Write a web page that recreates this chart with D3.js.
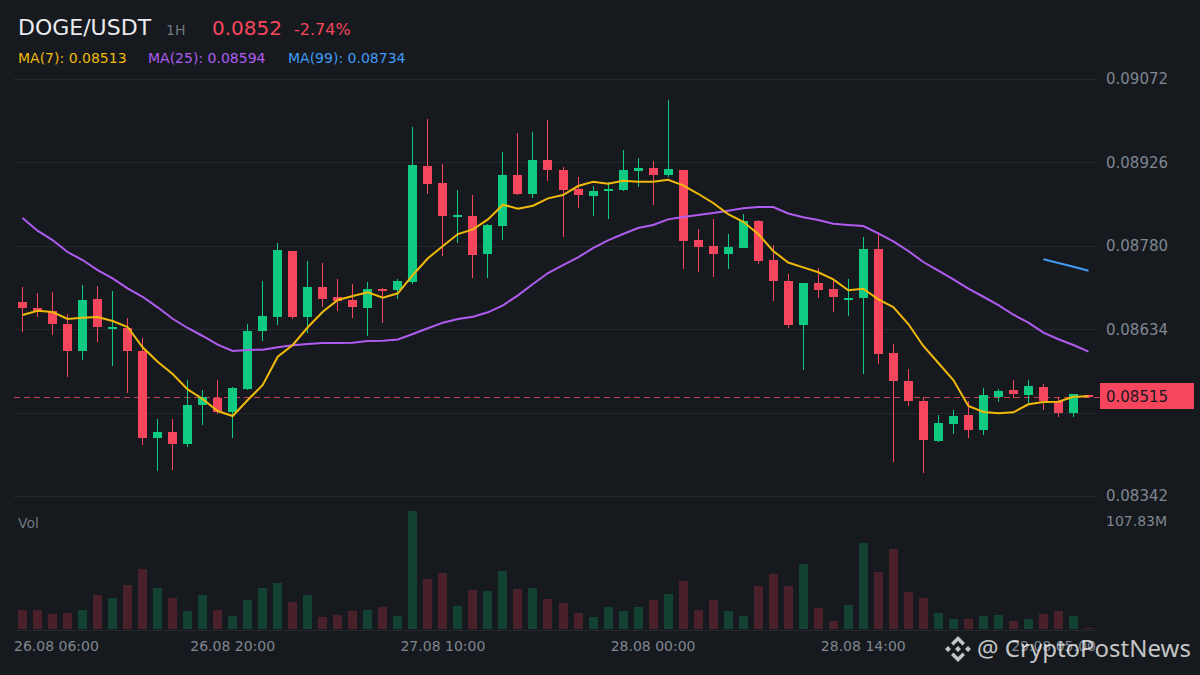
<!DOCTYPE html>
<html>
<head>
<meta charset="utf-8">
<style>
  html, body { margin: 0; padding: 0; background: #161a1e; }
  text { font-family: "DejaVu Sans", sans-serif; }
  .axis path { display: none; }
  .axis text { fill: #7f8691; }
</style>
</head>
<body>
<div id="chart"></div>
<script src="https://cdn.jsdelivr.net/npm/d3@7"></script>
<script>
// candles, oldest first (1H)
var opens = [0.08682,0.08671,0.08666,0.08643,0.08596,0.08687,0.08634,0.08636,0.08596,0.08444,0.08454,0.08433,0.08501,0.08514,0.08489,0.08529,0.08631,0.08655,0.08771,0.08655,0.08708,0.08690,0.08685,0.08671,0.08704,0.08703,0.08716,0.08920,0.08890,0.08830,0.08832,0.08766,0.08815,0.08904,0.08871,0.08930,0.08913,0.08880,0.08867,0.08876,0.08878,0.08911,0.08916,0.08904,0.08913,0.08790,0.08779,0.08766,0.08776,0.08823,0.08755,0.08718,0.08641,0.08715,0.08704,0.08685,0.08689,0.08774,0.08592,0.08543,0.08508,0.08438,0.08468,0.08484,0.08458,0.08515,0.08528,0.08519,0.08533,0.08508,0.08487,0.08519];
var highs = [0.08708,0.08697,0.08699,0.08661,0.08711,0.08710,0.08701,0.08654,0.08619,0.08477,0.08477,0.08545,0.08528,0.08545,0.08533,0.08643,0.08718,0.08785,0.08771,0.08753,0.08750,0.08722,0.08713,0.08716,0.08706,0.08722,0.08988,0.09002,0.08923,0.08878,0.08869,0.08818,0.08944,0.08977,0.08979,0.09000,0.08918,0.08900,0.08885,0.08892,0.08948,0.08934,0.08928,0.09035,0.08913,0.08809,0.08827,0.08801,0.08836,0.08825,0.08781,0.08731,0.08715,0.08741,0.08718,0.08722,0.08795,0.08801,0.08608,0.08564,0.08515,0.08484,0.08493,0.08508,0.08531,0.08529,0.08545,0.08545,0.08538,0.08515,0.08520,0.08519];
var lows = [0.08629,0.08655,0.08624,0.08550,0.08580,0.08612,0.08570,0.08522,0.08431,0.08386,0.08388,0.08428,0.08466,0.08486,0.08444,0.08528,0.08613,0.08641,0.08652,0.08627,0.08673,0.08666,0.08654,0.08622,0.08645,0.08687,0.08713,0.08871,0.08762,0.08785,0.08724,0.08724,0.08790,0.08869,0.08864,0.08893,0.08795,0.08846,0.08832,0.08827,0.08876,0.08883,0.08851,0.08900,0.08739,0.08734,0.08725,0.08739,0.08776,0.08748,0.08683,0.08636,0.08563,0.08689,0.08664,0.08657,0.08556,0.08573,0.08402,0.08500,0.08382,0.08436,0.08450,0.08444,0.08449,0.08506,0.08514,0.08505,0.08493,0.08480,0.08480,0.08515];
var closes = [0.08671,0.08666,0.08643,0.08596,0.08685,0.08638,0.08638,0.08596,0.08444,0.08454,0.08433,0.08501,0.08515,0.08489,0.08531,0.08631,0.08657,0.08773,0.08655,0.08708,0.08687,0.08683,0.08673,0.08704,0.08701,0.08718,0.08922,0.08888,0.08832,0.08834,0.08764,0.08816,0.08904,0.08871,0.08930,0.08913,0.08878,0.08869,0.08876,0.08880,0.08913,0.08916,0.08904,0.08914,0.08788,0.08778,0.08766,0.08778,0.08823,0.08753,0.08718,0.08641,0.08715,0.08703,0.08690,0.08689,0.08774,0.08591,0.08543,0.08508,0.08440,0.08470,0.08482,0.08458,0.08519,0.08526,0.08520,0.08535,0.08508,0.08487,0.08520,0.08515];
// volume in millions
var volumes = [17.7,17.7,14.0,14.9,17.7,31.4,28.6,40.5,55.1,37.8,28.6,16.8,31.4,17.7,12.2,26.8,37.8,42.3,25.0,31.4,11.3,13.1,16.8,17.7,20.4,12.2,107.83,46.0,51.5,21.3,35.9,35.0,53.3,36.9,37.8,27.7,24.1,14.9,11.3,20.4,16.8,20.4,26.8,32.3,44.2,17.7,26.8,16.8,12.2,39.6,50.6,39.6,59.7,19.5,7.6,22.2,78.9,52.4,73.4,34.1,28.6,14.9,9.4,9.4,12.2,13.1,7.6,9.4,14.0,16.8,12.2,1.2];

var ma7 = [0.086589,0.086664,0.086641,0.086519,0.086542,0.086554,0.086484,0.086379,0.086023,0.085770,0.085555,0.085287,0.085118,0.084908,0.084820,0.085100,0.085363,0.085858,0.086064,0.086374,0.086646,0.086851,0.086921,0.086986,0.086891,0.086968,0.087289,0.087581,0.087796,0.088006,0.088088,0.088263,0.088519,0.088449,0.088501,0.088631,0.088689,0.088846,0.088921,0.088886,0.088939,0.088921,0.088921,0.088956,0.088858,0.088711,0.088549,0.088356,0.088221,0.088006,0.087709,0.087507,0.087423,0.087336,0.087213,0.087021,0.087049,0.086863,0.086728,0.086431,0.086046,0.085748,0.085450,0.084995,0.084890,0.084867,0.084885,0.085025,0.085065,0.085070,0.085158,0.085165];
var ma25 = [0.088286,0.088064,0.087901,0.087691,0.087551,0.087376,0.087231,0.087056,0.086908,0.086723,0.086523,0.086361,0.086221,0.086069,0.085959,0.085976,0.085981,0.086023,0.086058,0.086081,0.086099,0.086099,0.086104,0.086134,0.086139,0.086160,0.086256,0.086356,0.086454,0.086519,0.086559,0.086636,0.086758,0.086933,0.087131,0.087324,0.087463,0.087598,0.087761,0.087896,0.088006,0.088111,0.088164,0.088263,0.088304,0.088339,0.088374,0.088414,0.088456,0.088479,0.088479,0.088365,0.088299,0.088251,0.088186,0.088164,0.088146,0.088018,0.087878,0.087709,0.087516,0.087364,0.087213,0.087049,0.086908,0.086763,0.086593,0.086454,0.086279,0.086164,0.086064,0.085946];
// MA(99) only has the last few candles in view
var ma99Start = 68;
var ma99 = [0.087563,0.087499,0.087434,0.087364];

var xTickIndex = [0,14,28,42,56,70];
var xTickLabels = ["26.08 06:00","26.08 20:00","27.08 10:00","28.08 00:00","28.08 14:00","29.08 05:00"];
var priceTicks = [0.09072,0.08926,0.08780,0.08634,0.08488,0.08342];
var lastPrice = 0.08515;
var maxVolume = 107.83;

var svgWidth = 1200;
var svgHeight = 675;
var gridLeft = 14;
var gridRight = 1096;

var upColor = "#0ecb81";
var downColor = "#f6465d";
var gridColor = "#25292e";
var ma7Color = "#f0b90b";
var ma25Color = "#b05cf0";
var ma99Color = "#3f9bf5";

var svg = d3.select("#chart")
  .append("svg")
  .attr("width", svgWidth)
  .attr("height", svgHeight)
  .style("display", "block")
  .style("background", "#161a1e");

var indexes = d3.range(opens.length);

var xScale = d3.scaleBand()
  .domain(indexes)
  .range([15, gridRight])
  .paddingInner(0.4)
  .paddingOuter(0.2);

var yScale = d3.scaleLinear()
  .domain([0.08342, 0.09072])
  .range([496, 79]);

var volScale = d3.scaleLinear()
  .domain([0, maxVolume])
  .range([629, 511]);

function xMid(i) {
  return xScale(i) + xScale.bandwidth() / 2;
}

function isUp(i) {
  return closes[i] >= opens[i];
}

// price axis and grid
var yAxis = svg.append("g")
  .attr("class", "axis y-axis")
  .attr("transform", `translate(${gridRight}, 0)`)
  .call(d3.axisRight(yScale)
    .tickValues(priceTicks)
    .tickFormat(d3.format(".5f"))
    .tickSize(0)
    .tickPadding(10));

yAxis.selectAll("text")
  .style("font-size", "15px")
  .style("font-family", "'DejaVu Sans'");

// the label next to the current price tag is covered, so drop it
yAxis.selectAll(".tick")
  .filter(d => d === 0.08488)
  .select("text")
  .remove();

svg.append("g")
  .selectAll("line")
  .data(priceTicks)
  .enter()
  .append("line")
  .attr("x1", gridLeft)
  .attr("x2", gridRight)
  .attr("y1", d => Math.round(yScale(d)) + 0.5)
  .attr("y2", d => Math.round(yScale(d)) + 0.5)
  .attr("stroke", gridColor);

// volume baseline
svg.append("line")
  .attr("x1", gridLeft)
  .attr("x2", gridRight)
  .attr("y1", 630.5)
  .attr("y2", 630.5)
  .attr("stroke", gridColor);

// last price dashed line
svg.append("line")
  .attr("x1", gridLeft)
  .attr("x2", 1100)
  .attr("y1", Math.round(yScale(lastPrice)) + 0.5)
  .attr("y2", Math.round(yScale(lastPrice)) + 0.5)
  .attr("stroke", downColor)
  .attr("stroke-opacity", 0.8)
  .attr("stroke-dasharray", "6 4");

// volume bars
svg.append("g")
  .attr("shape-rendering", "crispEdges")
  .selectAll("rect")
  .data(indexes)
  .enter()
  .append("rect")
  .attr("x", i => xScale(i))
  .attr("width", xScale.bandwidth())
  .attr("y", i => volScale(volumes[i]))
  .attr("height", i => volScale(0) - volScale(volumes[i]))
  .attr("fill", i => isUp(i) ? "#134232" : "#4a212a");

// wicks
svg.append("g")
  .attr("shape-rendering", "crispEdges")
  .selectAll("line")
  .data(indexes)
  .enter()
  .append("line")
  .attr("x1", i => Math.floor(xMid(i)) + 0.5)
  .attr("x2", i => Math.floor(xMid(i)) + 0.5)
  .attr("y1", i => yScale(highs[i]))
  .attr("y2", i => yScale(lows[i]))
  .attr("stroke", i => isUp(i) ? upColor : downColor);

// bodies
svg.append("g")
  .attr("shape-rendering", "crispEdges")
  .selectAll("rect")
  .data(indexes)
  .enter()
  .append("rect")
  .attr("x", i => xScale(i))
  .attr("width", xScale.bandwidth())
  .attr("y", i => yScale(Math.max(opens[i], closes[i])))
  .attr("height", i => Math.max(2, Math.abs(yScale(opens[i]) - yScale(closes[i]))))
  .attr("fill", i => isUp(i) ? upColor : downColor);

// moving averages
var maLine = d3.line()
  .x(d => xMid(d.i))
  .y(d => yScale(d.v));

function drawMa(values, start, color) {
  svg.append("path")
    .datum(values.map((v, k) => ({ i: k + start, v: v })))
    .attr("d", maLine)
    .attr("fill", "none")
    .attr("stroke", color)
    .attr("stroke-width", 2);
}

drawMa(ma25, 0, ma25Color);
drawMa(ma99, ma99Start, ma99Color);
drawMa(ma7, 0, ma7Color);

// time axis
var xAxis = svg.append("g")
  .attr("class", "axis x-axis")
  .attr("transform", "translate(0, 630)")
  .call(d3.axisBottom(xScale)
    .tickValues(xTickIndex)
    .tickFormat((d, k) => xTickLabels[k])
    .tickSize(0)
    .tickPadding(11));

xAxis.selectAll("text")
  .style("font-size", "14px")
  .style("font-family", "'DejaVu Sans'");

// first and last labels get pushed inside the plot
xAxis.selectAll(".tick")
  .filter(d => d === 0)
  .select("text")
  .attr("text-anchor", "start")
  .attr("x", gridLeft - xMid(0));

xAxis.selectAll(".tick")
  .filter(d => d === 70)
  .select("text")
  .attr("text-anchor", "end")
  .attr("x", gridRight - xMid(70));

// current price tag
svg.append("rect")
  .attr("x", 1100)
  .attr("y", 383)
  .attr("width", 94)
  .attr("height", 26)
  .attr("fill", downColor);

svg.append("text")
  .attr("x", 1106)
  .attr("y", 402)
  .attr("font-size", 15)
  .attr("fill", "#161a1e")
  .text(d3.format(".5f")(lastPrice));

// header
function label(x, y, size, color, str) {
  svg.append("text")
    .attr("x", x)
    .attr("y", y)
    .attr("font-size", size)
    .attr("fill", color)
    .text(str);
}

label(18, 35, 22, "#eaecef", "DOGE/USDT");
label(166, 35, 14, "#6f7782", "1H");
label(212, 35, 20, downColor, "0.0852");
label(294, 35, 16, downColor, "-2.74%");
label(18, 63, 14, ma7Color, "MA(7): 0.08513");
label(148, 63, 14, ma25Color, "MA(25): 0.08594");
label(288, 63, 14, ma99Color, "MA(99): 0.08734");
label(18, 528, 14, "#6f7782", "Vol");
label(1106, 526, 14, "#7f8691", "107.83M");

// watermark
var mark = svg.append("g")
  .attr("transform", "translate(958, 649)")
  .attr("fill", "#ffffff")
  .attr("fill-opacity", 0.75);

mark.append("path")
  .attr("d", "M0,-13 L7,-6 L4.5,-3.5 L0,-8 L-4.5,-3.5 L-7,-6 Z M0,13 L7,6 L4.5,3.5 L0,8 L-4.5,3.5 L-7,6 Z M-13,0 L-10,-3 L-7,0 L-10,3 Z M13,0 L10,-3 L7,0 L10,3 Z M0,-3 L3,0 L0,3 L-3,0 Z");

svg.append("text")
  .attr("x", 977)
  .attr("y", 657)
  .attr("font-size", 24)
  .attr("fill", "#ffffff")
  .attr("fill-opacity", 0.75)
  .style("font-family", "'Noto Sans'")
  .text("@ CryptoPostNews");
</script>
</body>
</html>
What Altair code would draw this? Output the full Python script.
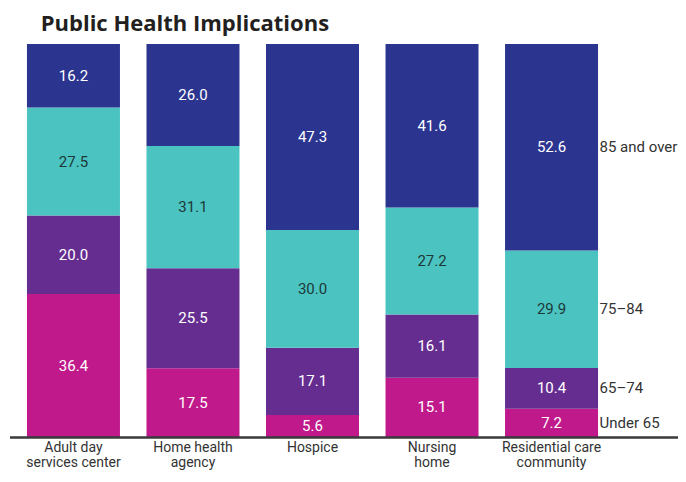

● Directions
Check each line above for the string "chart", then copy the ones that have it.

● Expected answer
Write a web page that recreates this chart with D3.js.
<div id="chart"></div>
var svg = d3.select("#chart")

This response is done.